Temple de l’art moderne et contemporain.
Dès sa prise en main par Romuald de la Souchère, il est acté que l’art moderne etcontemporain aurait une place importante au sein du musée, au point, avec le temps d’en devenir sa ligne conductrice. Le château voit, au fil des expositions des artistes et des donations, sa collection s’enrichir. Des œuvres de Nicolas de Staël, Fernand Leger, Arman, Klein, César…etc. font aujourd’hui la réputation du musée. « L’arrivée de Picasso au musée Grimaldi a totalement transformé son orientation.

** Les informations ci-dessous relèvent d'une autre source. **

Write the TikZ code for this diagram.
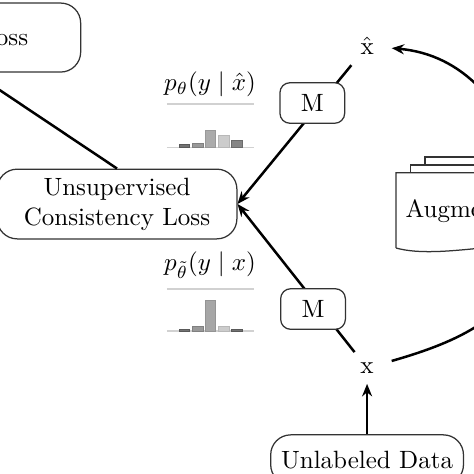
\documentclass[tikz,border=0pt]{standalone}
\usepackage{amsmath,amssymb}
\usepackage{tikz}
\usetikzlibrary{arrows.meta,positioning}

\begin{document}
\begin{tikzpicture}[
    box/.style={rectangle, draw=black!80, line width=0.5pt, rounded corners=8pt, fill=white, align=center},
    mbox/.style={rectangle, draw=black!80, line width=0.5pt, rounded corners=4pt, fill=white, minimum width=0.91cm, minimum height=0.57cm},
    datapt/.style={inner xsep=7pt, inner ysep=4pt},
    flow/.style={->, line width=1pt},
    divider/.style={black!18, line width=0.5pt},
    histbar/.style={line width=0.3pt},
    sheet/.style={draw=black!80, line width=0.5pt, fill=white},
    >={Stealth[length=5pt,width=4pt]}
]
    \useasboundingbox (0,0) rectangle (6.663,6.663);

    % Losses
    \node[box, minimum width=2.15cm, minimum height=0.97cm] (loss) at (0.059,6.135) {Loss};
    \node[box, minimum width=3.37cm, minimum height=0.98cm] (uloss) at (1.645,3.795) {Unsupervised\\Consistency Loss};
    \draw[line width=1pt] (uloss.north) -- (loss.229);

    % Data
    \node[box, minimum width=2.71cm, minimum height=0.70cm] (data) at (5.16,0.20) {Unlabeled Data};
    \node[datapt] (x) at (5.16,1.490) {$\mathrm{x}$};
    \node[datapt] (xhat) at (5.16,6.016) {$\hat{\mathrm{x}}$};
    \draw[flow] (data) -- (x);

    % Augmentation
    \draw[sheet] (5.974,3.401) rectangle (8.41,4.455);
    \draw[sheet] (5.770,3.289) rectangle (8.20,4.345);
    \draw[sheet] (5.566,3.177) -- (5.566,4.235) -- (8.0,4.235) -- (8.0,3.177) .. controls (7.3,3.35) and (6.2,3.0) .. (5.566,3.177);
    \node[anchor=north west, minimum width=2.434cm, minimum height=1.058cm] (aug) at (5.566,4.235) {Augmentation};
    \draw[flow] (x) to[out=16, in=-105] (aug.-38);
    \draw[flow] (aug.40) to[out=109, in=-5] (xhat);

    % Model
    \draw[flow] (xhat) -- (uloss.east);
    \draw[flow] (x) -- (uloss.east);
    \node[mbox] (mtop) at (4.39,5.215) {M};
    \node[mbox] (mbot) at (4.40,2.319) {M};

    % Predictions
    \node (ptop) at (2.952,5.482) {$p_{\theta}(y \mid \hat{x})$};
    \draw[divider] (2.347,5.201) -- (3.570,5.201);
    \draw[divider] (2.347,4.592) -- (3.570,4.592);
    \filldraw[histbar, fill=black!55, draw=black!65] (2.516,4.592) rectangle (2.666,4.634);
    \filldraw[histbar, fill=black!40, draw=black!50] (2.703,4.592) rectangle (2.853,4.648);
    \filldraw[histbar, fill=black!33, draw=black!40] (2.881,4.592) rectangle (3.032,4.835);
    \filldraw[histbar, fill=black!20, draw=black!28] (3.068,4.592) rectangle (3.219,4.761);
    \filldraw[histbar, fill=black!48, draw=black!58] (3.257,4.592) rectangle (3.407,4.686);

    \node (pbot) at (2.952,2.938) {$p_{\tilde{\theta}}(y \mid x)$};
    \draw[divider] (2.347,2.600) -- (3.570,2.600);
    \draw[divider] (2.347,2.010) -- (3.570,2.010);
    \filldraw[histbar, fill=black!55, draw=black!65] (2.516,2.010) rectangle (2.666,2.038);
    \filldraw[histbar, fill=black!40, draw=black!50] (2.703,2.010) rectangle (2.853,2.080);
    \filldraw[histbar, fill=black!35, draw=black!42] (2.881,2.010) rectangle (3.032,2.436);
    \filldraw[histbar, fill=black!20, draw=black!28] (3.068,2.010) rectangle (3.219,2.080);
    \filldraw[histbar, fill=black!55, draw=black!65] (3.257,2.010) rectangle (3.407,2.038);
\end{tikzpicture}
\end{document}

Au moment de son passage à Antibes le musée comportait encore des œuvres archéologiques. C’était assez intéressant cette cohabitation et ct échange. Car Picasso a été fortement inspiré par l’antiquité » conclue Laure Lanteri. Au final le musée à du se réaménager. Si le premier étage est dévolu aux expositions temporaires et aux collections du musée d’art contemporain (aussi appelées Chemins de traverse), le second, lui, est entièrement dédié au maître éponyme des lieux : Pablo Picasso. Quant au rez-de-chaussée, il est consacré à la donation de  la Fondation Hans Hartung et Anna-Eva Bergman. Sans oublier la terrasse des sculptures. Classé monument historique en 1928, le Château Grimaldi est un parfait exemple de reconvention du patrimoine local. Une citadelle, vestige des âges passés de la ville d’Antibes qui a retrouvé un second souffle en devenant un haut lieu de la culture azuréenne et française, reconnu de tous. Tout cela grâce à la vision d’un érudit fasciné d’histoire et d’art. De ce point de vue, le Musée Picasso peut-être considéré comme la réunion en un seul lieu de ces deux passions.